Breach of Fiduciary Duty Claim
The court dismissed the breach of fiduciary duty claim, asserting that ADRE did not owe fiduciary duties to Busch due to the dual agency arrangement, which both parties had consented to. The court pointed out that any duties imposed by the Real Estate Licensing and Registration Act (RELRA) were contractual in nature and did not rise to the level of creating a fiduciary relationship. As such, the claim was characterized more appropriately as one rooted in contract law rather than tort law, which led to its dismissal under the gist of the action doctrine.
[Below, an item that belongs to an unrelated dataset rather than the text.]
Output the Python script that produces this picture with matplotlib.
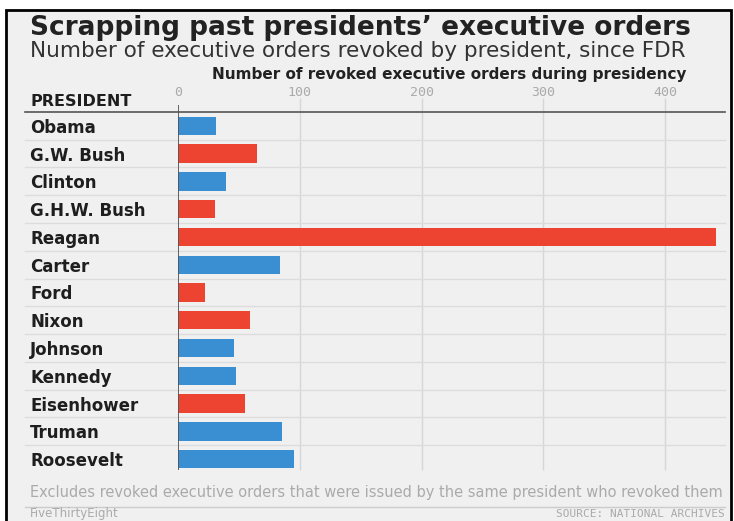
import matplotlib.pyplot as plt
from matplotlib.patches import Rectangle

# data
presidents = ['Obama', 'G.W. Bush', 'Clinton', 'G.H.W. Bush', 'Reagan', 'Carter', 'Ford',
              'Nixon', 'Johnson', 'Kennedy', 'Eisenhower', 'Truman', 'Roosevelt']
revoked = [31, 65, 39, 30, 442, 84, 22, 59, 46, 48, 55, 85, 95]
party = ['D', 'R', 'D', 'R', 'R', 'D', 'R', 'R', 'D', 'D', 'R', 'D', 'D']
xticks = [0, 100, 200, 300, 400]

BLUE = '#3a8fd2'
RED = '#ec4431'
W, H = 734, 521

def fx(px):
    return px / W

def fy(py):
    return 1 - py / H

fig = plt.figure(figsize=(W / 100, H / 100), dpi=100, facecolor='white')

# outer frame with grey background
fig.patches.append(Rectangle((fx(6), fy(525)), fx(731) - fx(6), fy(10) - fy(525),
                             transform=fig.transFigure, facecolor='#f0f0f0',
                             edgecolor='black', linewidth=2, zorder=-5))

ax = fig.add_axes([fx(178), fy(473), fx(725) - fx(178), (473 - 98) / H])
ax.set_facecolor('none')
for s in ax.spines.values():
    s.set_visible(False)

colors = [BLUE if p == 'D' else RED for p in party]
ax.barh(range(len(presidents)), revoked, height=0.66, color=colors, zorder=3)

ax.set_xlim(0, 449)
ax.set_ylim(12.5, -1.0)

# grid
ax.vlines(xticks[1:], -1.0, 12.4, color='#d6d6d6', lw=1, zorder=1)
ax.vlines(0, -0.75, 12.4, color='#555555', lw=1.3, zorder=4)

# row separators and header line
sep_left = (25 - 178) / 547
sep_right = (725 - 178) / 547
for k in range(1, len(presidents)):
    ax.axhline(k - 0.5, sep_left, sep_right, color='#dcdcdc', lw=1, clip_on=False, zorder=1)
ax.axhline(-0.5, sep_left, sep_right, color='#555555', lw=1.2, clip_on=False, zorder=2)

ax.set_xticks(xticks)
ax.set_xticklabels([str(t) for t in xticks], fontfamily='DejaVu Sans Mono', color='#aaaaaa', fontsize=9.5)
ax.tick_params(axis='x', top=True, labeltop=True, bottom=False, labelbottom=False, length=0, pad=-1)

ax.set_yticks(range(len(presidents)))
ax.set_yticklabels(presidents, fontweight='bold', fontsize=12, color='#1e1e1e')
ax.tick_params(axis='y', length=0, pad=(178 - 30) * 0.72)
for lab in ax.get_yticklabels():
    lab.set_ha('left')

# texts
fig.text(fx(30), fy(28), 'Scrapping past presidents\u2019 executive orders', fontsize=19,
         fontweight='bold', color='#222222', va='center')
fig.text(fx(30), fy(51), 'Number of executive orders revoked by president, since FDR', fontsize=15.5,
         color='#333333', va='center')
fig.text(fx(449), fy(75), 'Number of revoked executive orders during presidency', fontsize=11,
         fontweight='bold', color='#222222', ha='center', va='center')
fig.text(fx(30), fy(101), 'PRESIDENT', fontsize=11.5, fontweight='bold', color='#1e1e1e', va='center')
fig.text(fx(30), fy(492), 'Excludes revoked executive orders that were issued by the same president who revoked them',
         fontsize=10.5, color='#aaaaaa', va='center')
fig.add_artist(plt.Line2D([fx(25), fx(725)], [fy(507), fy(507)], color='#cccccc', lw=1))
fig.text(fx(30), fy(514), 'FiveThirtyEight', fontsize=8.5, color='#aaaaaa', va='center')
fig.text(fx(725), fy(514), 'SOURCE: NATIONAL ARCHIVES', fontsize=8, fontfamily='DejaVu Sans Mono',
         color='#aaaaaa', va='center', ha='right')

fig.savefig('out.png', dpi=100)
Negligent Misrepresentation and Unjust Enrichment
The court allowed the claims for negligent misrepresentation and unjust enrichment to proceed, emphasizing that ADRE had a general duty not to misrepresent material facts in its dealings with Busch. The court held that negligent misrepresentation claims are valid if the defendant's conduct violates a general social duty, which was applicable in this case. Furthermore, the court found that ADRE could be unjustly enriched by receiving a commission from the resale of Busch's home, given the wrongful nature of its actions that enabled the second sale, thus allowing this claim to move forward as well.
Liability of Allan Domb
Lastly, the court addressed the liability of Allan Domb, ruling that he could be held accountable for the claims against him, even though he was not a party to the Listing Agreement. The court determined that the nature of the claims—negligent misrepresentation and statutory violations—was independent of any contractual obligations. Thus, Domb's status as a licensee under ADRE's activities meant he could still bear liability for the misrepresentations and conduct that occurred during the transaction, reinforcing the court's commitment to accountability in real estate dealings.